The intersection of artificial intelligence and the First Amendment is the newest and least settled area on this list. As of 2026, twenty-nine states have enacted laws regulating the use of AI-generated deepfakes in political campaigns, using two primary approaches: outright prohibitions on deceptive synthetic media near elections and mandatory disclosure labels on AI-generated political content.
Early court challenges suggest these laws face significant constitutional headwinds. In August 2025, a federal judge struck down key provisions of California’s “Defending Democracy from Deepfake Deception Act,” which had required platforms to block or label AI-generated political content in the 120 days before an election. The court found the labeling requirements overly broad, the standard for what constitutes harm to a candidate’s “electoral prospects” unconstitutionally vague, and the private right of action allowing nearly anyone to sue far too expansive. A Hawaii deepfake law was struck down on similar grounds.

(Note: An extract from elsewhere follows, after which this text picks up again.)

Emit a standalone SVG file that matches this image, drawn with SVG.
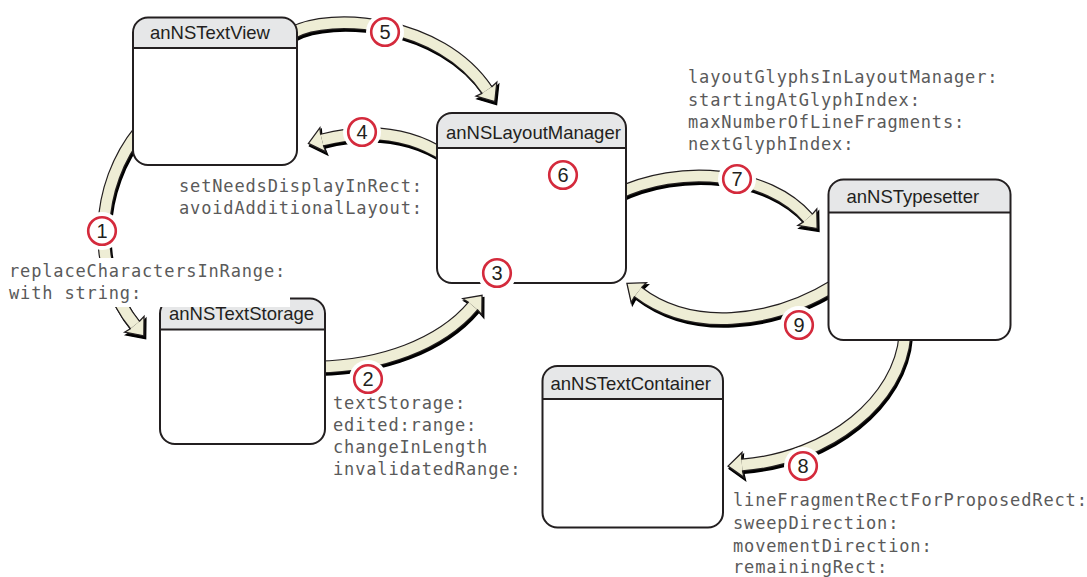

At the federal level, the White House released a “National Policy Framework for Artificial Intelligence” in March 2026 recommending that Congress consider protections against unauthorized AI-generated replicas of a person’s voice or likeness. The framework explicitly called for exceptions for parody, satire, news reporting, and other First Amendment-protected expression — an acknowledgment that any federal regulation of synthetic speech will need to navigate the same constitutional constraints that tripped up California’s law.
No court has definitively answered whether AI-generated content itself receives First Amendment protection. The question is not academic. If a person uses AI as a tool to create political satire, that output likely carries the same protections as satire created with Photoshop. But a fully autonomous AI system generating and distributing deceptive political content without meaningful human direction raises harder questions that courts have not yet reached. This area is moving fast, and any regulation enacted today faces a real chance of being narrowed or struck down before the next election cycle.